For taxpayers subject to the proposed 39.6% capital gains rate, the NIIT would still apply. This combination means the effective top federal capital gains tax rate would be 43.4% (39.6% plus 3.8%). The administration has also proposed expanding the NIIT to cover certain types of business income.
This expansion would broaden the base of income subject to the 3.8% surtax. This structure ensures that high-income investors face a significantly higher tax rate on their capital gains than the general public.
The proposed rate and basis changes would impact the sale of several common asset types. The sale of a principal residence is currently governed by federal tax code. This rule allows a taxpayer to exclude up to $250,000 of gain ($500,000 for MFJ) from taxable income, provided they meet ownership and use requirements.
The proposed higher capital gains rate would not affect this primary residence exclusion. Only the gain that exceeds the exclusion and pushes the taxpayer’s total income above the $1 million threshold would be subject to the 39.6% rate. The elimination of the step-up in basis would also apply to residential real estate, though the $250,000/$500,000 exemption would still apply upon transfer at death.
The sale of collectibles is presently subject to a maximum 28% capital gains rate.
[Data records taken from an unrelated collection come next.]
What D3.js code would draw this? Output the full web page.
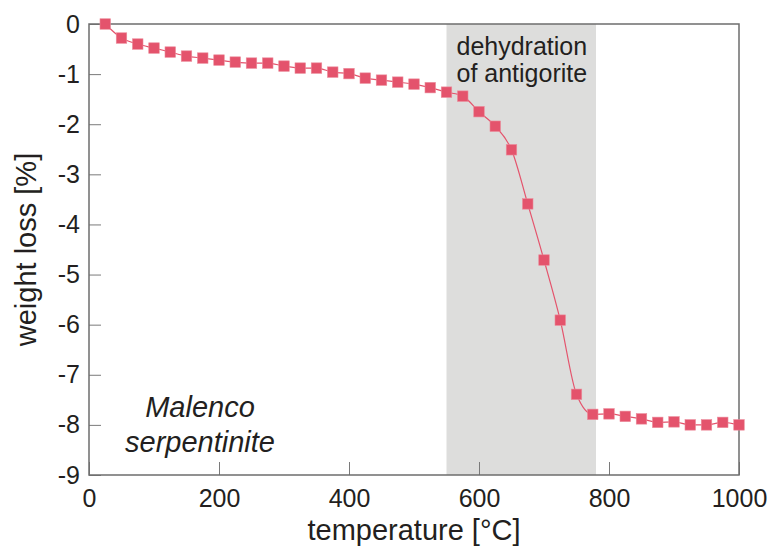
<!DOCTYPE html>
<html>
<head>
<meta charset="utf-8">
<script src="https://cdn.jsdelivr.net/npm/d3@7"></script>
<style>
  body { margin: 0; background: #fff; }
  svg { font-family: "Liberation Sans", Arial, sans-serif; }
</style>
</head>
<body>
<svg id="chart" width="774" height="549"></svg>
<script>
// temperature [°C] and weight loss [%]
const temps = [25, 50, 75, 100, 125, 150, 175, 200, 225, 250,
  275, 300, 325, 350, 375, 400, 425, 450, 475, 500,
  525, 550, 575, 600, 625, 650, 675, 700, 725, 750,
  775, 800, 825, 850, 875, 900, 925, 950, 975, 1000];
const loss = [0.0, -0.28, -0.40, -0.48, -0.56, -0.64, -0.68, -0.72, -0.76, -0.78,
  -0.78, -0.84, -0.88, -0.88, -0.96, -0.99, -1.08, -1.12, -1.16, -1.20,
  -1.27, -1.36, -1.44, -1.75, -2.04, -2.51, -3.59, -4.71, -5.91, -7.39,
  -7.79, -7.78, -7.83, -7.88, -7.95, -7.94, -8.0, -8.0, -7.95, -8.0];
const xTicks = [0, 200, 400, 600, 800, 1000];
const yTicks = [0, -1, -2, -3, -4, -5, -6, -7, -8, -9];
const band = [550, 780];
const bandLabel = ['dehydration', 'of antigorite'];
const sampleLabel = ['Malenco', 'serpentinite'];

const red = '#e4536c';
const axisGrey = '#6d6d6d';
const textColor = '#231f20';

let svg = d3.select('#chart');
let x = d3.scaleLinear().domain([0, 1000]).range([89, 739]);
let y = d3.scaleLinear().domain([0, -9]).range([24, 475]);

let data = temps.map((t, i) => ({t, w: loss[i]}));

// shaded dehydration range
svg.append('rect')
  .attr('x', x(band[0]))
  .attr('y', y(0))
  .attr('width', x(band[1]) - x(band[0]))
  .attr('height', y(-9) - y(0))
  .attr('fill', '#dddddc');

svg.append('text')
  .attr('x', x(band[0]) + 10)
  .attr('y', 55)
  .attr('font-size', 25)
  .attr('fill', textColor)
  .selectAll('tspan')
  .data(bandLabel)
  .join('tspan')
  .attr('x', x(band[0]) + 10)
  .attr('dy', (d, i) => i ? 27 : 0)
  .text(d => d);

// axes with inward ticks
let xAxis = svg.append('g')
  .attr('transform', `translate(0,${y(-9)})`)
  .call(d3.axisBottom(x).tickValues(xTicks).tickSize(-13).tickPadding(14).tickFormat(d => String(d)));
let yAxis = svg.append('g')
  .attr('transform', `translate(${x(0)},0)`)
  .call(d3.axisLeft(y).tickValues(yTicks).tickSize(-12).tickPadding(9).tickFormat(d => String(d)));

[xAxis, yAxis].forEach(g => {
  g.select('.domain').remove();
  g.selectAll('.tick line').attr('stroke', '#7a7a7a').attr('stroke-width', 1);
  g.selectAll('.tick text')
    .attr('font-size', 25)
    .attr('fill', textColor)
    .attr('font-family', '"Liberation Sans", Arial, sans-serif');
});

// plot frame
svg.append('rect')
  .attr('x', x(0))
  .attr('y', y(0))
  .attr('width', x(1000) - x(0))
  .attr('height', y(-9) - y(0))
  .attr('fill', 'none')
  .attr('stroke', axisGrey)
  .attr('stroke-width', 1.5);

// curve and markers
let line = d3.line()
  .x(d => x(d.t))
  .y(d => y(d.w))
  .curve(d3.curveMonotoneX);

svg.append('path')
  .datum(data)
  .attr('d', line)
  .attr('fill', 'none')
  .attr('stroke', red)
  .attr('stroke-width', 1.2);

let size = 10.5;
svg.selectAll('.pt')
  .data(data)
  .join('rect')
  .attr('class', 'pt')
  .attr('x', d => x(d.t) - size / 2)
  .attr('y', d => y(d.w) - size / 2)
  .attr('width', size)
  .attr('height', size)
  .attr('fill', red)
  .attr('stroke', '#ec8a9a')
  .attr('stroke-width', 0.6);

// sample label
svg.append('text')
  .attr('font-size', 29)
  .attr('font-style', 'italic')
  .attr('text-anchor', 'middle')
  .attr('fill', textColor)
  .selectAll('tspan')
  .data(sampleLabel)
  .join('tspan')
  .attr('x', 200)
  .attr('y', (d, i) => 417 + i * 35)
  .text(d => d);

// axis titles
svg.append('text')
  .attr('x', (x(0) + x(1000)) / 2)
  .attr('y', 540)
  .attr('text-anchor', 'middle')
  .attr('font-size', 29)
  .attr('fill', textColor)
  .text('temperature [°C]');

svg.append('text')
  .attr('transform', `translate(36,${(y(0) + y(-9)) / 2}) rotate(-90)`)
  .attr('text-anchor', 'middle')
  .attr('font-size', 29)
  .attr('fill', textColor)
  .text('weight loss [%]');
</script>
</body>
</html>
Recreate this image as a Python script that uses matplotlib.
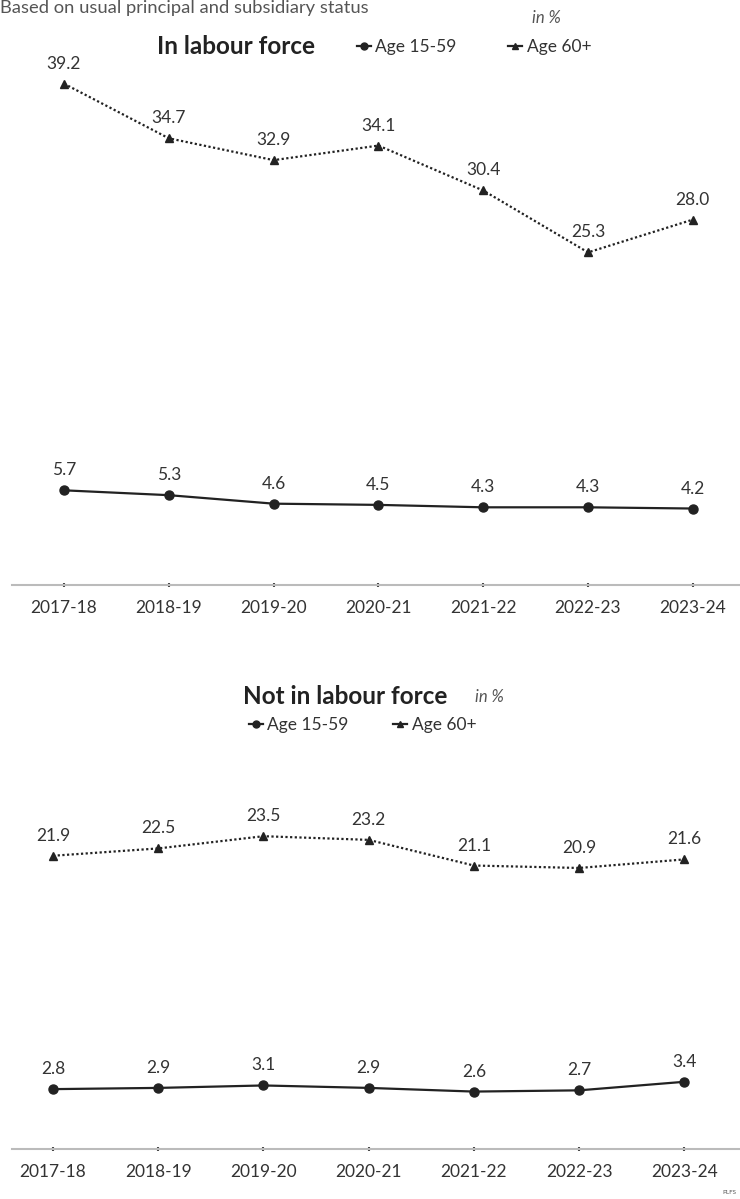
import matplotlib
matplotlib.use("Agg")
import matplotlib.pyplot as plt
from matplotlib.lines import Line2D

years = ["2017-18", "2018-19", "2019-20", "2020-21", "2021-22", "2022-23", "2023-24"]

# in labour force, %
in_lf_15_59 = [5.7, 5.3, 4.6, 4.5, 4.3, 4.3, 4.2]
in_lf_60 = [39.2, 34.7, 32.9, 34.1, 30.4, 25.3, 28.0]

# not in labour force, %
not_lf_15_59 = [2.8, 2.9, 3.1, 2.9, 2.6, 2.7, 3.4]
not_lf_60 = [21.9, 22.5, 23.5, 23.2, 21.1, 20.9, 21.6]

plt.rcParams["font.family"] = ["Lato", "DejaVu Sans"]
INK = "#222222"
W, H = 740, 1199

fig = plt.figure(figsize=(W / 100, H / 100), dpi=100)


def px(x, y):
    return x / W, 1 - y / H


def draw_panel(ax, young, old, xlim, ylim):
    xs = range(len(years))
    ax.plot(xs, old, color=INK, lw=1.6, ls=(0, (1, 1.1)), marker="^", ms=6)
    ax.plot(xs, young, color=INK, lw=1.6, marker="o", ms=6.5)
    for series in (young, old):
        for i, v in enumerate(series):
            ax.annotate(f"{v:.1f}", (i, v), xytext=(0, 20), textcoords="offset pixels",
                        ha="center", va="center", fontsize=12.5, color="#333333")
    ax.set_xlim(*xlim)
    ax.set_ylim(*ylim)
    ax.set_xticks(list(xs))
    ax.set_xticklabels(years, fontsize=12.5, color="#333333")
    ax.set_yticks([])
    for s in ("top", "right", "left"):
        ax.spines[s].set_visible(False)
    ax.spines["bottom"].set_color("#bbbbbb")
    ax.spines["bottom"].set_linewidth(1.5)
    ax.tick_params(axis="x", length=3, width=1.5, color="#444444", direction="inout", pad=9)
    ax.patch.set_alpha(0)


ax1 = fig.add_axes([12 / W, 1 - 585 / H, 728 / W, 525 / H])
draw_panel(ax1, in_lf_15_59, in_lf_60, (-0.496, 6.45), (-2.1, 41.15))

ax2 = fig.add_axes([12 / W, 1 - 1149 / H, 728 / W, 369 / H])
draw_panel(ax2, not_lf_15_59, not_lf_60, (-0.39, 6.53), (-2.1, 28.1))

# headings
fig.text(*px(0, 0), "Based on usual principal and subsidiary status", fontsize=13.2,
         color="#555555", va="top", ha="left")
fig.text(*px(532, 18), "in %", fontsize=12, style="italic", color="#555555", va="center")
fig.text(*px(157, 47), "In labour force", fontsize=17.5, weight="bold", color=INK, va="center")
fig.text(*px(243, 697), "Not in labour force", fontsize=17.5, weight="bold", color=INK, va="center")
fig.text(*px(475, 697), "in %", fontsize=12, style="italic", color="#555555", va="center")

handles = [Line2D([], [], color=INK, lw=1.6, marker="o", ms=5),
           Line2D([], [], color=INK, lw=1.6, marker="^", ms=5)]
labels = ["Age 15-59", "Age 60+"]
leg_kw = dict(ncol=2, frameon=False, handlelength=0.8, handletextpad=0.25,
              fontsize=12.5, borderpad=0, loc="center left")
leg1 = fig.legend(handles, labels, bbox_to_anchor=px(348, 47), columnspacing=3.0, **leg_kw)
leg2 = fig.legend(handles, labels, bbox_to_anchor=px(240, 725), columnspacing=2.6, **leg_kw)
for leg in (leg1, leg2):
    for t in leg.get_texts():
        t.set_color("#333333")

fig.text(*px(722, 1193), "PLFS", fontsize=4.5, color="#555555", va="center")

fig.savefig("out.png", dpi=100)
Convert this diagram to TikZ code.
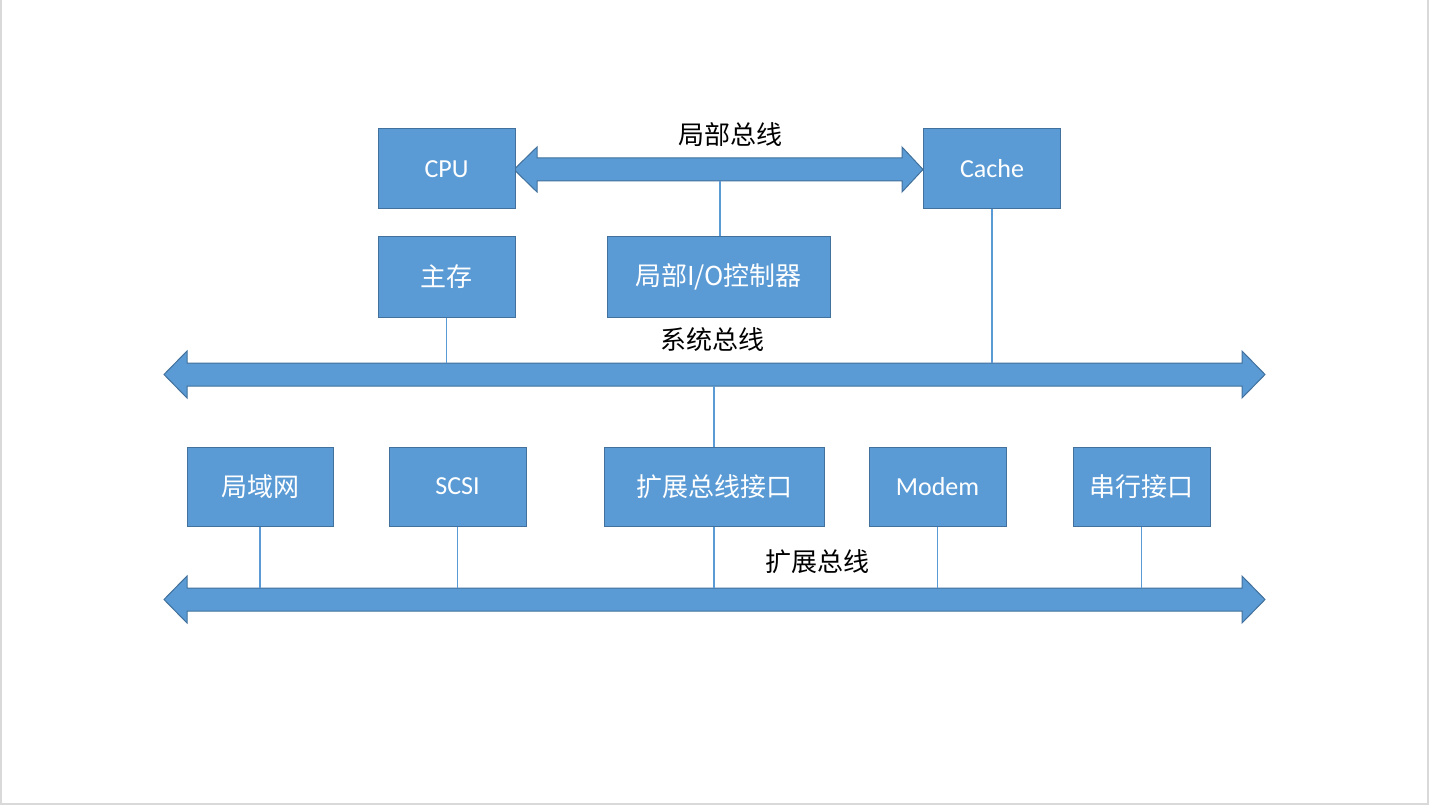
\documentclass[tikz,border=0pt]{standalone}
\usepackage{fontspec}
\setmainfont{Carlito}
\newfontfamily\cjk{Noto Sans CJK SC}
\definecolor{boxfill}{HTML}{5B9BD5}
\definecolor{boxline}{HTML}{41719C}
\definecolor{framegray}{HTML}{D9D9D9}
\begin{document}
\begin{tikzpicture}[x=0.75pt,y=-0.75pt,
  blk/.style={draw=boxline,fill=boxfill,line width=0.75pt,text=white,minimum width=102.75pt,minimum height=60pt,inner sep=0pt,font=\fontsize{19.5}{22}\selectfont},
  cjkblk/.style={blk,font=\cjk\fontsize{19.5}{22}\selectfont},
  lbl/.style={text=black,inner sep=0pt,font=\cjk\fontsize{19.5}{22}\selectfont},
  bus/.style={draw=boxline,fill=boxfill,line width=0.75pt,line join=miter},
  wire/.style={draw=boxfill,line width=0.9pt}]
\useasboundingbox (0,0) rectangle (1429,806);
\fill[white] (0,0) rectangle (1429,806);
% page frame
\draw[framegray,line width=1.5pt] (1,0) -- (1,803.5) -- (1427.5,803.5) -- (1427.5,0);

% buses
\path[bus] (514,169.5) -- (537,147) -- (537,158) -- (902,158) -- (902,147) -- (923,169.5) -- (902,192) -- (902,181) -- (537,181) -- (537,192) -- cycle;
\path[bus] (164,374.5) -- (187,351) -- (187,363) -- (1242,363) -- (1242,351) -- (1265,374.5) -- (1242,398) -- (1242,386) -- (187,386) -- (187,398) -- cycle;
\path[bus] (164,599.5) -- (187,576) -- (187,588) -- (1242,588) -- (1242,576) -- (1265,599.5) -- (1242,623) -- (1242,611) -- (187,611) -- (187,623) -- cycle;
\coordinate (locB) at (720,181);
\coordinate (sysT) at (0,363);
\coordinate (sysB) at (714,386);
\coordinate (expT) at (0,588);

% blocks
\node[blk] (cpu) at (446.5,169) {CPU};
\node[blk] (cache) at (992,169) {Cache};
\node[cjkblk] (mem) at (446.5,277) {主存};
\node[cjkblk,minimum width=167.25pt] (lio) at (718.5,277) {局部I/O控制器};
\node[cjkblk,minimum width=109.5pt,minimum height=59.25pt] (lan) at (260,486.5) {局域网};
\node[blk,minimum height=59.25pt] (scsi) at (457.5,486.5) {SCSI};
\node[cjkblk,minimum width=165pt,minimum height=59.25pt] (ebi) at (714,486.5) {扩展总线接口};
\node[blk,minimum height=59.25pt] (modem) at (937.5,486.5) {Modem};
\node[cjkblk,minimum height=59.25pt] (ser) at (1141.5,486.5) {串行接口};

% labels
\node[lbl] (l1) at (730,135) {局部总线};
\node[lbl] (l2) at (712,340) {系统总线};
\node[lbl] (l3) at (817,562) {扩展总线};

% wires
\draw[wire] (locB) -- (locB |- lio.north);
\draw[wire] (mem.south) -- (mem.south |- sysT);
\draw[wire] (cache.south) -- (cache.south |- sysT);
\draw[wire] (sysB) -- (sysB |- ebi.north);
\draw[wire] (lan.south) -- (lan.south |- expT);
\draw[wire] (scsi.south) -- (scsi.south |- expT);
\draw[wire] (ebi.south) -- (ebi.south |- expT);
\draw[wire] (modem.south) -- (modem.south |- expT);
\draw[wire] (ser.south) -- (ser.south |- expT);
\end{tikzpicture}
\end{document}
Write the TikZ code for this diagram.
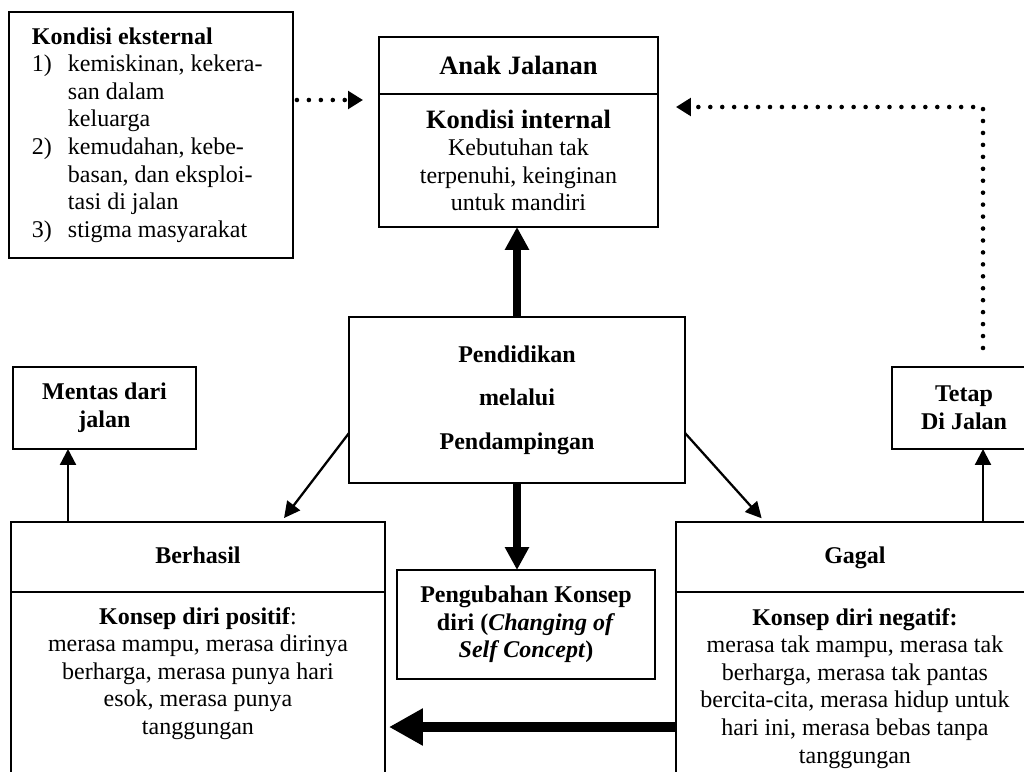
\documentclass[tikz,border=0pt]{standalone}
\usepackage{fontspec}
\setmainfont{Liberation Serif}
\usetikzlibrary{arrows.meta}
\newcommand{\hurufisi}{\fontsize{13.66pt}{15.7pt}\selectfont}
\newcommand{\hurufbesar}{\fontsize{15.08pt}{17pt}\selectfont}

\begin{document}
\begin{tikzpicture}
	[
		x=0.02cm, y=-0.02cm,
		% Make a style for a plain box.
		kotak/.style={draw, line width=1pt, inner sep=0pt, outer sep=0pt, align=center, font=\hurufisi},
		% And one for text with no frame.
		teks/.style={inner sep=0pt, align=center, font=\hurufisi},
		% Thin arrow, thick arrows and the dotted one.
		panah/.style={line width=1.3pt, -{Triangle[length=0.32cm, width=0.32cm]}},
		panahtebal/.style={line width=4.3pt, -{Triangle[length=0.46cm, width=0.46cm]}},
		panahlebar/.style={line width=6pt, -{Triangle[length=0.68cm, width=0.7cm]}},
		panahtitik/.style={line width=2.6pt, line cap=round, dash pattern=on 0pt off 6.8pt, -{Triangle[length=0.3cm, width=0.35cm]}}
	]
	\useasboundingbox (0,0) rectangle (1024,771);
	\clip (0,0) rectangle (1024,771);

	\node[kotak, anchor=north west, text width=4.76cm, inner xsep=0.46cm, minimum height=4.92cm, align=flush left] (ekst) at (9,12)
	{
		\textbf{Kondisi eksternal}\\
		\makebox[0.72cm][l]{1)}kemiskinan, kekera-\\
		\hspace*{0.72cm}san dalam\\
		\hspace*{0.72cm}keluarga\\
		\makebox[0.72cm][l]{2)}kemudahan, kebe-\\
		\hspace*{0.72cm}basan, dan eksploi-\\
		\hspace*{0.72cm}tasi di jalan\\
		\makebox[0.72cm][l]{3)}stigma masyarakat
	};

	\node[kotak, anchor=north west, minimum width=5.58cm, minimum height=1.14cm, font=\hurufbesar\bfseries] (anakjudul) at (379,37) {Anak Jalanan};
	\node[kotak, anchor=north, minimum width=5.58cm, minimum height=2.66cm] (anakisi) at (anakjudul.south)
		{{\hurufbesar\bfseries Kondisi internal}\\Kebutuhan tak\\terpenuhi, keinginan\\untuk mandiri};

	\node[kotak, minimum width=6.72cm, minimum height=3.32cm, font=\fontsize{13.66pt}{24.75pt}\selectfont\bfseries] (pendidikan) at (517,400)
		{Pendidikan\\melalui\\Pendampingan};
	\node[kotak, minimum width=5.16cm, minimum height=2.18cm, font=\hurufisi\bfseries] (pengubahan) at (526,624.5)
		{Pengubahan Konsep\\diri (\textit{Changing of}\\\textit{Self Concept})};

	\node[kotak, minimum width=3.66cm, minimum height=1.64cm, font=\hurufisi\bfseries] (mentas) at (104.5,408) {Mentas dari\\jalan};
	\node[kotak, minimum width=2.88cm, minimum height=1.64cm, font=\hurufisi\bfseries] (tetap) at (964,408) {Tetap\\Di Jalan};

	\node[kotak, anchor=north west, minimum width=7.48cm, minimum height=1.4cm, text height=0.34cm, text depth=0.1cm, font=\hurufisi\bfseries] (berhasil) at (11,522) {Berhasil};
	\node[kotak, anchor=north, minimum width=7.48cm, minimum height=4.6cm] (berhasilisi) at (berhasil.south) {};
	\node[teks, anchor=north] (berhasilteks) at ([yshift=-0.3cm]berhasil.south)
		{\textbf{Konsep diri positif}:\\merasa mampu, merasa dirinya\\berharga, merasa punya hari\\esok, merasa punya\\tanggungan};

	\node[kotak, anchor=north west, minimum width=7.16cm, minimum height=1.4cm, text height=0.34cm, text depth=0.1cm, font=\hurufisi\bfseries] (gagal) at (676,522) {Gagal};
	\node[kotak, anchor=north, minimum width=7.16cm, minimum height=4.6cm] (gagalisi) at (gagal.south) {};
	\node[teks, anchor=north] (gagalteks) at ([yshift=-0.32cm]gagal.south)
		{\textbf{Konsep diri negatif:}\\merasa tak mampu, merasa tak\\berharga, merasa tak pantas\\bercita-cita, merasa hidup untuk\\hari ini, merasa bebas tanpa\\tanggungan};

	\coordinate (ujung) at (983,348);

	% Arrows
	\draw[panahtitik, shorten <=0.08cm, shorten >=0.32cm] (ekst.east |- 0,100) -- (anakisi.west |- 0,100);
	\draw[panahtitik, shorten >=0.36cm] (ujung) |- (anakisi.east |- 0,107);
	\draw[panahtebal] (pendidikan.north) -- (pendidikan.north |- anakisi.south);
	\draw[panahtebal] (pendidikan.south) -- (pendidikan.south |- pengubahan.north);
	\draw[panah, shorten >=0.1cm] (pendidikan.west |- 0,433) -- (berhasil.north -| 281,0);
	\draw[panah, shorten >=0.1cm] (pendidikan.east |- 0,433) -- (gagal.north -| 765,0);
	\draw[panah] (berhasil.north -| 68,0) -- (mentas.south -| 68,0);
	\draw[panah] (gagal.north -| 983,0) -- (tetap.south -| 983,0);
	\draw[panahlebar, shorten >=0.08cm] (gagalisi.west |- 0,727) -- (berhasilisi.east |- 0,727);
\end{tikzpicture}
\end{document}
For taxpayers whose income exceeds the $1 million threshold, the new 39.6% ordinary income rate would supersede the 28% rate. This would subject collectible sales to the effective top federal rate.
The sale of a substantial business interest, particularly C-Corp stock, could easily trigger the new top rates. A business owner selling a company for a significant profit could realize a long-term capital gain that pushes their total income far above the $1 million threshold. The entire portion of the gain over the $1 million mark would then be taxed at the combined top federal rate.